Tuesday, 23 April 2013

A Very Long Night


I was moved into another room. This room has a red warning light for negative pressure so as to get rid of bacteria. You get move here after your surgery. And the oxygen tap is ready for you.



Oxygen tap above my bed
Pains in the surgery area, so I couldn’t tie my sarong well. I asked the nurse to help, she wasn’t very happy that I didn’t know how to tie sarong. “Sorry, nurse, please help.” I pleaded.

One of my staff, XYZ, came to see me. I showed her my collapsed veins, she couldn’t control herself and teared up. She held my hand firmly and told me in a very soft kind voice, “Let me pray for your health.”  I have never seen her so tender loving before. he had always been a cold calm corporate professional with little emotions on her face.


I couldn’t eat most of my foods. My appetite was gone. The only good thing today was my family’s visit. I told my sister no one gave me a bath so she and my daughter did that for me. Then the ascites bag fell off and water started to flow down the tapping hole. She asked for the nurse. 

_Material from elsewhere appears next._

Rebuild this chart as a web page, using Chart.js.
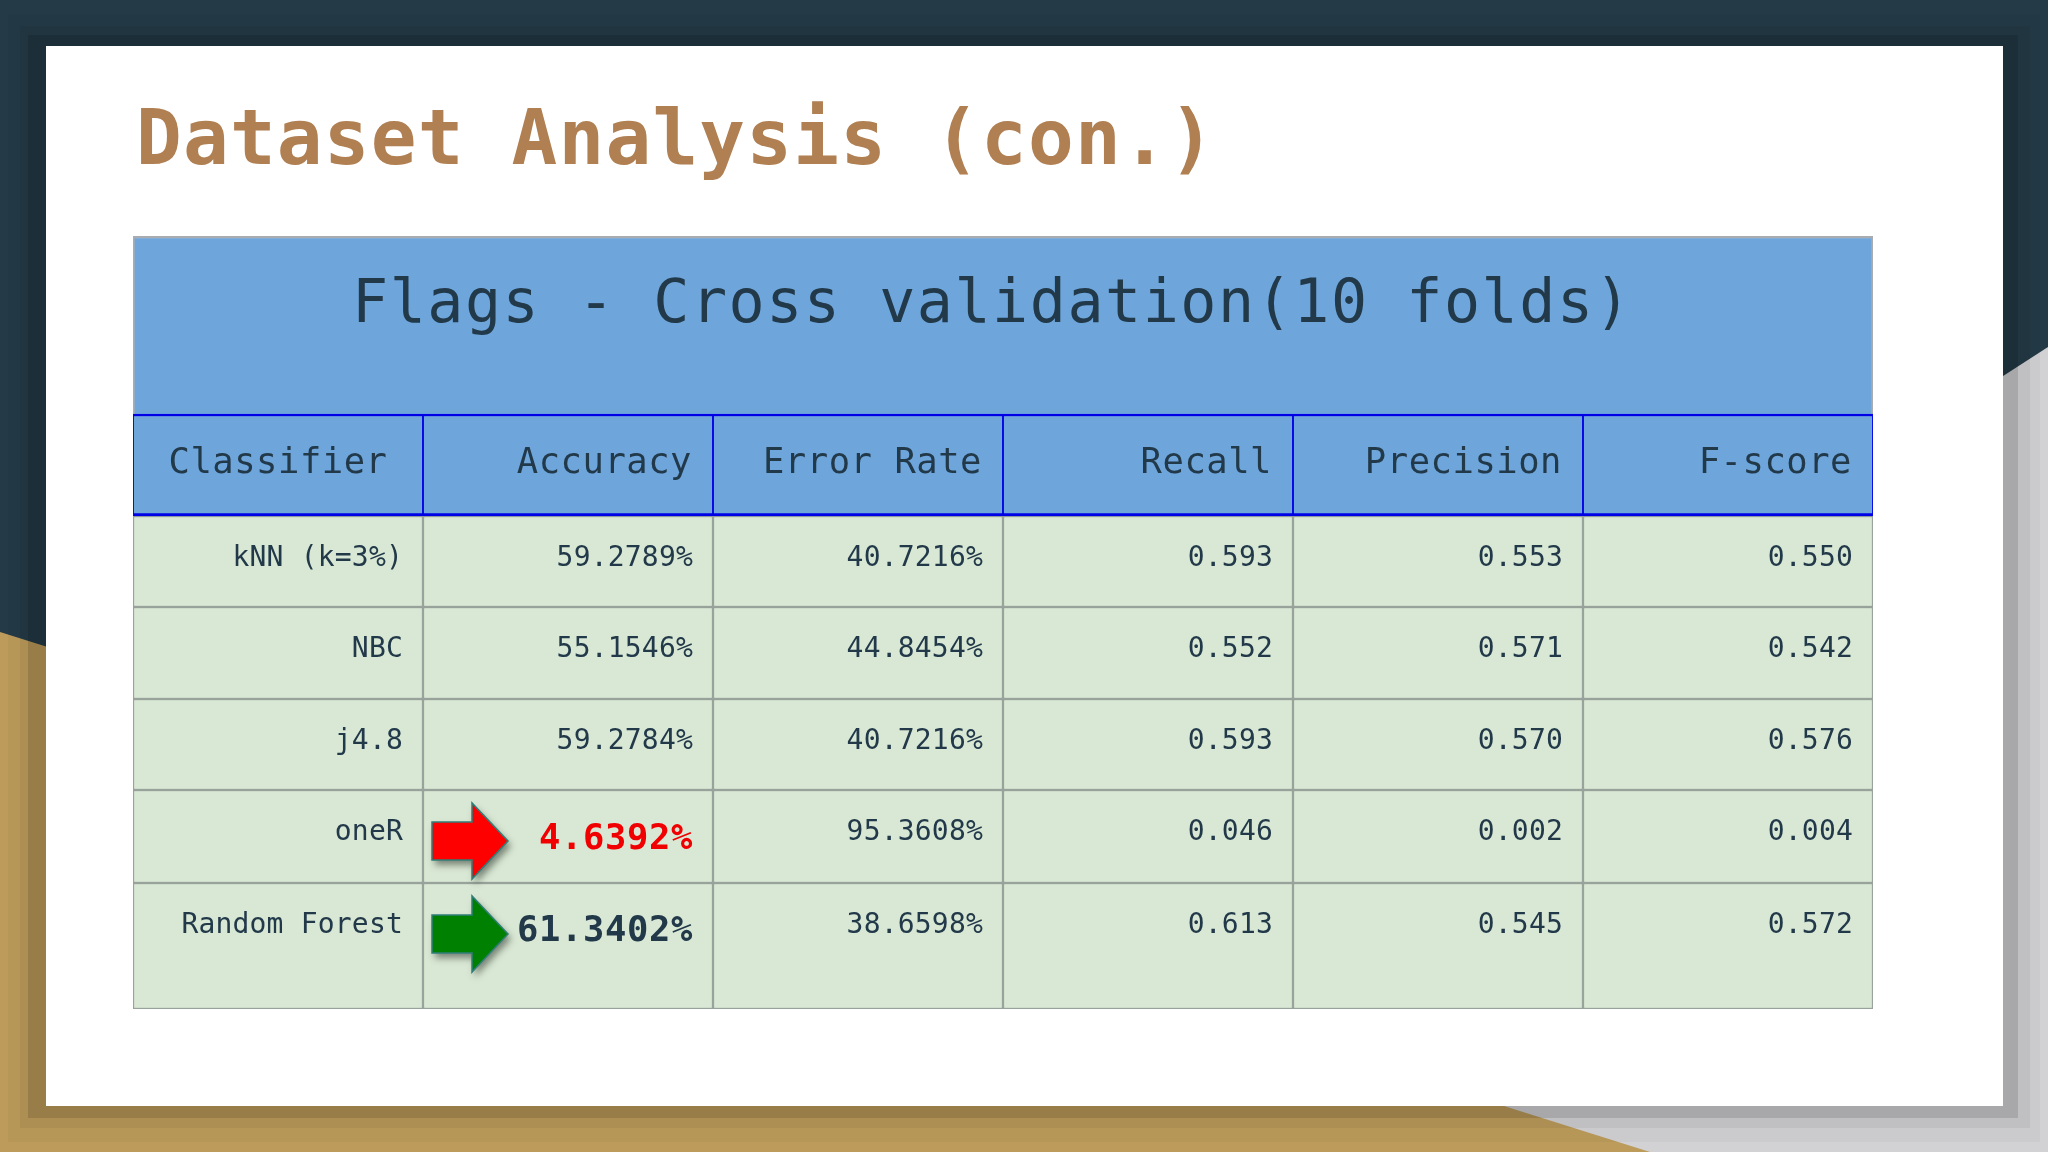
<!DOCTYPE html>
<html>
<head>
<meta charset="utf-8">
<title>Dataset Analysis (con.)</title>
<script src="https://cdn.jsdelivr.net/npm/chart.js@4"></script>
<style>
  html, body { margin: 0; padding: 0; background: #243a47; }
  canvas { display: block; }
</style>
</head>
<body>
<canvas id="grafico" width="2048" height="1152"></canvas>
<script>
// dados da tabela
const slideTitle = 'Dataset Analysis (con.)';
const tableTitle = 'Flags - Cross validation(10 folds)';
const columns = ['Classifier', 'Accuracy', 'Error Rate', 'Recall', 'Precision', 'F-score'];
const classifiers = ['kNN (k=3%)', 'NBC', 'j4.8', 'oneR', 'Random Forest'];
const accuracy = [59.2789, 55.1546, 59.2784, 4.6392, 61.3402];
const errorRate = [40.7216, 44.8454, 40.7216, 95.3608, 38.6598];
const recall = [0.593, 0.552, 0.593, 0.046, 0.613];
const precision = [0.553, 0.571, 0.570, 0.002, 0.545];
const fScore = [0.550, 0.542, 0.576, 0.004, 0.572];

// alturas das linhas (titulo, cabecalho, dados)
const rowHeights = [178, 102, 91, 92, 91, 93, 126];

const MONO = '"DejaVu Sans Mono", monospace';
const INK = '#22394a';
const BLUE_FILL = '#6ea6dc';
const GREEN_FILL = '#d9e8d4';
const GRID = '#98a39b';
const HEADER_LINE = '#0000e6';

function rowSpan(i) {
    const top = rowHeights.slice(0, i).reduce((a, b) => a + b, 0);
    return [top, top + rowHeights[i]];
}

function rowCells(i) {
    return columns.map(() => rowSpan(i));
}

const datasets = [];
// cabecalho primeiro: fica por cima das outras linhas
datasets.push({
    data: rowCells(1),
    backgroundColor: BLUE_FILL,
    borderColor: HEADER_LINE,
    borderWidth: { top: 2.5, bottom: 3, left: 1.25, right: 1.25 },
    borderSkipped: false
});
for (let i = 0; i < classifiers.length; i++) {
    datasets.push({
        data: rowCells(i + 2),
        backgroundColor: GREEN_FILL,
        borderColor: GRID,
        borderWidth: 1.5,
        borderSkipped: false
    });
}
datasets.push({
    data: rowCells(0),
    backgroundColor: BLUE_FILL,
    borderColor: '#a9adb2',
    borderSkipped: false,
    borderWidth: ctx => ({
        top: 2.5,
        bottom: 0,
        left: ctx.dataIndex === 0 ? 2 : 0,
        right: ctx.dataIndex === columns.length - 1 ? 2 : 0
    })
});

function putText(ctx, text, x, y, align, font, color, charWidth) {
    ctx.save();
    ctx.font = font;
    ctx.fillStyle = color;
    ctx.textAlign = align;
    ctx.textBaseline = 'alphabetic';
    ctx.letterSpacing = (charWidth - ctx.measureText('0').width).toFixed(2) + 'px';
    ctx.fillText(text, x, y);
    ctx.restore();
}

function drawArrow(ctx, x, yMid, fill) {
    ctx.save();
    ctx.shadowColor = 'rgba(40, 50, 40, 0.55)';
    ctx.shadowBlur = 7;
    ctx.shadowOffsetX = 3;
    ctx.shadowOffsetY = 5;
    ctx.beginPath();
    ctx.moveTo(x, yMid - 19);
    ctx.lineTo(x + 40, yMid - 19);
    ctx.lineTo(x + 40, yMid - 38);
    ctx.lineTo(x + 76, yMid);
    ctx.lineTo(x + 40, yMid + 38);
    ctx.lineTo(x + 40, yMid + 19);
    ctx.lineTo(x, yMid + 19);
    ctx.closePath();
    ctx.fillStyle = fill;
    ctx.strokeStyle = '#2f7f78';
    ctx.lineWidth = 1.5;
    ctx.fill();
    ctx.shadowColor = 'transparent';
    ctx.stroke();
    ctx.restore();
}

// fundo do slide: azul escuro, cinza, dourado e as faixas de sombra
const slideBackground = {
    id: 'slideBackground',
    beforeDraw(chart) {
        const ctx = chart.ctx;
        ctx.save();
        ctx.fillStyle = '#243a47';
        ctx.fillRect(0, 0, 2048, 1152);
        ctx.fillStyle = '#d2d1d3';
        ctx.beginPath();
        ctx.moveTo(2048, 347);
        ctx.lineTo(1300, 830);
        ctx.lineTo(1300, 1152);
        ctx.lineTo(2048, 1152);
        ctx.closePath();
        ctx.fill();
        ctx.fillStyle = '#bd9c5b';
        ctx.beginPath();
        ctx.moveTo(0, 632);
        ctx.lineTo(1650, 1152);
        ctx.lineTo(0, 1152);
        ctx.closePath();
        ctx.fill();
        // sombra em faixas, cada vez mais escura perto do slide
        const bands = [[8, 14, 2032, 1128], [20, 26, 2010, 1102], [28, 35, 1990, 1083]];
        const alphas = [0.03, 0.05, 0.12];
        bands.forEach((b, i) => {
            ctx.fillStyle = 'rgba(0, 0, 0, ' + alphas[i] + ')';
            ctx.fillRect(b[0], b[1], b[2], b[3]);
        });
        ctx.fillStyle = '#ffffff';
        ctx.fillRect(46, 46, 1957, 1060);
        ctx.restore();
    }
};

// textos e setas, posicionados pelas escalas
const tableText = {
    id: 'tableText',
    afterDatasetsDraw(chart) {
        const ctx = chart.ctx;
        const xs = chart.scales.x;
        const ys = chart.scales.y;
        const colLeft = i => xs.getPixelForValue(i) - xs.getPixelForValue(0) + xs.left;
        const colRight = i => colLeft(i) + (xs.right - xs.left) / columns.length;
        const rowTop = i => ys.getPixelForValue(rowSpan(i)[0]);
        const cellFont = '28px ' + MONO;
        const headFont = '35.5px ' + MONO;
        const boldFont = 'bold 35.5px ' + MONO;

        putText(ctx, slideTitle, 136, 164, 'left', 'bold 76px ' + MONO, '#b07f52', 46.95);
        putText(ctx, tableTitle, 352, rowTop(0) + 86, 'left', '60px ' + MONO, INK, 37.65);

        columns.forEach((name, c) => {
            if (c === 0) {
                putText(ctx, name, (colLeft(c) + colRight(c)) / 2, rowTop(1) + 59, 'center', headFont, INK, 21.9);
            } else {
                putText(ctx, name, colRight(c) - 21, rowTop(1) + 59, 'right', headFont, INK, 21.9);
            }
        });

        classifiers.forEach((name, r) => {
            const base = rowTop(r + 2) + 50;
            const cells = [
                name,
                accuracy[r].toFixed(4) + '%',
                errorRate[r].toFixed(4) + '%',
                recall[r].toFixed(3),
                precision[r].toFixed(3),
                fScore[r].toFixed(3)
            ];
            cells.forEach((text, c) => {
                if (c === 1 && name === 'oneR') {
                    putText(ctx, text, colRight(c) - 20, base + 8.5, 'right', boldFont, '#f00000', 22);
                } else if (c === 1 && name === 'Random Forest') {
                    putText(ctx, text, colRight(c) - 20, base + 8, 'right', boldFont, INK, 22);
                } else {
                    putText(ctx, text, colRight(c) - 20, base, 'right', cellFont, INK, 17.05);
                }
            });
        });

        drawArrow(ctx, colLeft(1) + 9, rowTop(5) + 51, '#ff0000');
        drawArrow(ctx, colLeft(1) + 9, rowTop(6) + 51, '#008000');
    }
};

new Chart(document.getElementById('grafico'), {
    type: 'bar',
    data: { labels: columns, datasets: datasets },
    plugins: [slideBackground, tableText],
    options: {
        responsive: false,
        animation: false,
        layout: { padding: { left: 133, right: 175, top: 236, bottom: 143 } },
        plugins: { legend: { display: false }, tooltip: { enabled: false } },
        datasets: { bar: { grouped: false, barPercentage: 1, categoryPercentage: 1 } },
        scales: {
            x: { display: false },
            y: {
                display: false,
                reverse: true,
                min: 0,
                max: rowHeights.reduce((a, b) => a + b, 0)
            }
        }
    }
});
</script>
</body>
</html>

The ascites draining bag has become very important in my daily life. 
It has calibrated measurements up to five litres.


 “Who ask you to be so careless?” The nurse reprimanded her.

“You are supposed to help us, not scold us,” my sister retorted.


The nurse tied all the tubes in one jiff and walked off. Then we realized that water was not moving from the tapping hole, even the urinary tube was stuck because she clipped it off.  The unhappy nurse came to redo the tube.But water was everywhere by then. Still, she walked away.


My sister asked her for the cleaning lady. “It is 10 pm, no cleaning lady.” She answered reluctantly.


“Then what do we do with the smelly water and urine on the floor next to her bed?”


“Wait till tomorrow,” was her answer.


I told my sister about the utility room along the corridor. “You can find a broom there and a bucket.” Together, she and my daughter cleaned up the mess. Thank God they were here tonight, otherwise I would be sleeping with smell of urine and peritoneal fluid.


At around midnight, a new ward mate came. A Chinese lady in for a laproscopy too. No one came to tell her how to press red button to call for help or what she needed to do so she asked me many questions. As I was talking to her, suddenly, I realized that I slurred my speech. “Soap’ became ‘suuu’, ‘towel’ became “toooooo.”  I touched my cheek. Something was wrong.   So I went to the toilet to look at the mirror. My face seemed to have ‘slanted in a downward way’.


I pressed the red button. A nurse finally came, “Something is wrong with my face! Look!” I managed to convey my urgent message slowly.


An African doctor who was on call came in. “You have a stroke! “ He immediately called for the Medical Officer and his other colleagues. 


The team was at my bedside discussing the next move. They thought I had Bells’ Palsy. A young medical assistant was sent to wheel me to the Pet Scan room on another floor to check if I had blood clot in my brain.



As a patient, I have these IV tubes
opening on my hand.
It is often difficult when I've to deal with the ascites bag
and the urinary bag at the same time
 with the hand.




After we got into the elevator, she started to text using her handphone. As she wheeled me through a long corridor, she stopped several times to do her SMS.  We reached the Pet Scan room. It was 1 am. Hardly any one was around. I sat alone on the wheelchair with my head resting on my palm. 

The African doctor showed up. “Where is the nurse assistant? She shouldn’t leave you alone like this, you could fall off the wheelchair after a stroke like this! She is so irresponsible!” 


“I don’t know, she just left.” I said tiredly.


The doctor looked around and eventually found her sitting at another side of the wall behind me texting on her handphone. He scolded her. “You are not doing your job. I will tell the Head Nurse.”


When I was done with the imaging, I was wheeled outside of the room. The Medical Officer came, “ Are you the nurse assistant who left the patient alone on the wheelchair?” I saw his piercing eyes on her. She sobbed, small tears rolled down her cheeks. 


The Medical Officer did some physical tests on me and studied the imaging results, all the while keeping an eye on what she was doing. This time, she stood behind my wheelchair and I didn’t think she texted any one throughout the examination. “Wheel her back and don’t use your handphone while you are doing this. “ The Medical Officer ordered her.


She wheeled me back but she texted several times again.

When I came to my bed, the waiting nurse was unsmiling. “You caused her to be scolded by the doctor.”


“I didn’t. I just sat there. The doctor saw her using handphone herself,” I defended myself. I didn’t do anything wrong.


For the rest of the night, I had to wait for a long time before any nurse came to help me.